*Work instructions:*
Copy out all of the data exactly as it appears.

*Recorded information:*
# # # #

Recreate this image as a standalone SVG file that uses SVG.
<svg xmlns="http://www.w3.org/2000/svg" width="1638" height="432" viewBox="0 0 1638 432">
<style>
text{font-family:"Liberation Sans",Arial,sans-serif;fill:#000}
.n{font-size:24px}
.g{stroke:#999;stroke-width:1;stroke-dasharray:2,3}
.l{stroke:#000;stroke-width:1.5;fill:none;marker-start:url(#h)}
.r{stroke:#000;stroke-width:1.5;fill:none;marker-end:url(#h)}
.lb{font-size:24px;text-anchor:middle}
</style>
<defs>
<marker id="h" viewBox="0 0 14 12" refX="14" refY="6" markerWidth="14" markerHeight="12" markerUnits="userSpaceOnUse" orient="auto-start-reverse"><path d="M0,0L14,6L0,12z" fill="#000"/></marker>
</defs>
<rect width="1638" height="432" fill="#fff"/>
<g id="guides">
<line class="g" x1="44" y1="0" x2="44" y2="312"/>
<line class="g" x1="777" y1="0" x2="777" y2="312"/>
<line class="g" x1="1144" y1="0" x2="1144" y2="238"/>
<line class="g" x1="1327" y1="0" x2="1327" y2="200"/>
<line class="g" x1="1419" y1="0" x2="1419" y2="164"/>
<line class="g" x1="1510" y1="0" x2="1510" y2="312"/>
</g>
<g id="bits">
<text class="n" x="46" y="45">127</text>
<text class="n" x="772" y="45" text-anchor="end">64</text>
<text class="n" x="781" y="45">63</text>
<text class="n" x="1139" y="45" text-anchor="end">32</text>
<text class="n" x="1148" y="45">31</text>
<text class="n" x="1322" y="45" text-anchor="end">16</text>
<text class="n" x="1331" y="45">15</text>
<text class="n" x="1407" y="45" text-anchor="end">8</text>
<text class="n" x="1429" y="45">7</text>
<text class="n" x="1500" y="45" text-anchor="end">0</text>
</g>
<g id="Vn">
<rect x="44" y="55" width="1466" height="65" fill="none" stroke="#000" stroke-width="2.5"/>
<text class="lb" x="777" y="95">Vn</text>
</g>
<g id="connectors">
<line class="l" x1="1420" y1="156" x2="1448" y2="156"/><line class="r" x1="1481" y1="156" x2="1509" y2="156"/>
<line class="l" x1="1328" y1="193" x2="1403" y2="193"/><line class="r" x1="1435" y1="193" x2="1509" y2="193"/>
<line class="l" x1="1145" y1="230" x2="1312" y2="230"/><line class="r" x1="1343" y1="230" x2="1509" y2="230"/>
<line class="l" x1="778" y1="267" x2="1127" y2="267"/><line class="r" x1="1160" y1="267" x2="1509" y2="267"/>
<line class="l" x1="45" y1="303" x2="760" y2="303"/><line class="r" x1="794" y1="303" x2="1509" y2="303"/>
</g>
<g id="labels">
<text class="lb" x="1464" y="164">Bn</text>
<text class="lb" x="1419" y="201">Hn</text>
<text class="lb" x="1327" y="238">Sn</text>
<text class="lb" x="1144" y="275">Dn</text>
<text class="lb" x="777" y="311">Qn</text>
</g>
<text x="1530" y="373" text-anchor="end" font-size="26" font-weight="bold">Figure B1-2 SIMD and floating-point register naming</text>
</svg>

# # # #

*Answer to the problem:*
Recreate this image as a standalone SVG file that uses SVG.
<svg xmlns="http://www.w3.org/2000/svg" width="1638" height="432" viewBox="0 0 1638 432">
<style>
text{font-family:"Liberation Sans",Arial,sans-serif;fill:#000}
.n{font-size:24px}
.g{stroke:#999;stroke-width:1;stroke-dasharray:2,3}
.l{stroke:#000;stroke-width:1.5;fill:none;marker-start:url(#h)}
.r{stroke:#000;stroke-width:1.5;fill:none;marker-end:url(#h)}
.lb{font-size:24px;text-anchor:middle}
</style>
<defs>
<marker id="h" viewBox="0 0 14 12" refX="14" refY="6" markerWidth="14" markerHeight="12" markerUnits="userSpaceOnUse" orient="auto-start-reverse"><path d="M0,0L14,6L0,12z" fill="#000"/></marker>
</defs>
<rect width="1638" height="432" fill="#fff"/>
<g id="guides">
<line class="g" x1="44" y1="0" x2="44" y2="312"/>
<line class="g" x1="777" y1="0" x2="777" y2="312"/>
<line class="g" x1="1144" y1="0" x2="1144" y2="238"/>
<line class="g" x1="1327" y1="0" x2="1327" y2="200"/>
<line class="g" x1="1419" y1="0" x2="1419" y2="164"/>
<line class="g" x1="1510" y1="0" x2="1510" y2="312"/>
</g>
<g id="bits">
<text class="n" x="46" y="45">127</text>
<text class="n" x="772" y="45" text-anchor="end">64</text>
<text class="n" x="781" y="45">63</text>
<text class="n" x="1139" y="45" text-anchor="end">32</text>
<text class="n" x="1148" y="45">31</text>
<text class="n" x="1322" y="45" text-anchor="end">16</text>
<text class="n" x="1331" y="45">15</text>
<text class="n" x="1407" y="45" text-anchor="end">8</text>
<text class="n" x="1429" y="45">7</text>
<text class="n" x="1500" y="45" text-anchor="end">0</text>
</g>
<g id="Vn">
<rect x="44" y="55" width="1466" height="65" fill="none" stroke="#000" stroke-width="2.5"/>
<text class="lb" x="777" y="95">Vn</text>
</g>
<g id="connectors">
<line class="l" x1="1420" y1="156" x2="1448" y2="156"/><line class="r" x1="1481" y1="156" x2="1509" y2="156"/>
<line class="l" x1="1328" y1="193" x2="1403" y2="193"/><line class="r" x1="1435" y1="193" x2="1509" y2="193"/>
<line class="l" x1="1145" y1="230" x2="1312" y2="230"/><line class="r" x1="1343" y1="230" x2="1509" y2="230"/>
<line class="l" x1="778" y1="267" x2="1127" y2="267"/><line class="r" x1="1160" y1="267" x2="1509" y2="267"/>
<line class="l" x1="45" y1="303" x2="760" y2="303"/><line class="r" x1="794" y1="303" x2="1509" y2="303"/>
</g>
<g id="labels">
<text class="lb" x="1464" y="164">Bn</text>
<text class="lb" x="1419" y="201">Hn</text>
<text class="lb" x="1327" y="238">Sn</text>
<text class="lb" x="1144" y="275">Dn</text>
<text class="lb" x="777" y="311">Qn</text>
</g>
<text x="1530" y="373" text-anchor="end" font-size="26" font-weight="bold">Figure B1-2 SIMD and floating-point register naming</text>
</svg>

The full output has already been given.